As you can see from the quotes above, Niles’s script approximates Shelley’s writing style. At times it’s over-ripe, but it deftly stays this side of turgid. But the real standout aspect of the book is Wrightson’s art which is, as always, achingly beautiful and carries a deep emotional impact that resonates well after you’ve turned the last page. His baroque style gives the book an even greater sense of manic creativity and it’s thrilling to see a great Artist let his imagination run wild in this way.

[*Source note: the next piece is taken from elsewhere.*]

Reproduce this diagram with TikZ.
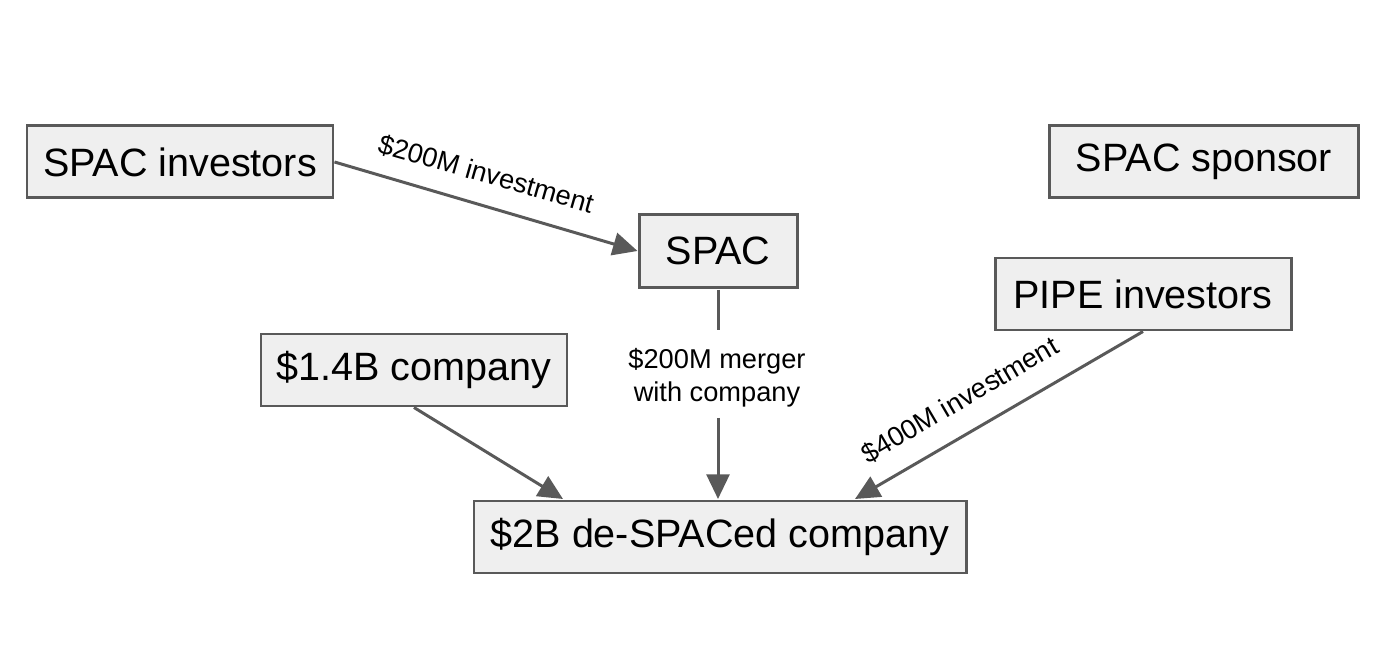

He clearly had a lot of fun with the illustrations. Take his representation of Ingles’s laboratory: There are piles of skulls and bones all around, specimen jars with preserved animals, artifacts adorning the walls, lab equipment, and, for some reason, a taxidermied alligator suspended from a rafter. You can lose all track of time going over all the details and admiring the craftsmanship and skill that went into their creation.
It takes a lot of cheek to claim, as IDW did in a 2012 press release, to be creating a sequel to one of the greatest works of literature of all time. But with nods to Shelley’s original work and other popular entertainment representations and adaptations, the skill of the writing and especially the artwork, Frankenstein Alive, Alive! Trio is a worthy addition to the Frankenstein canon. It’s unlikely to be sentenced to oblivion.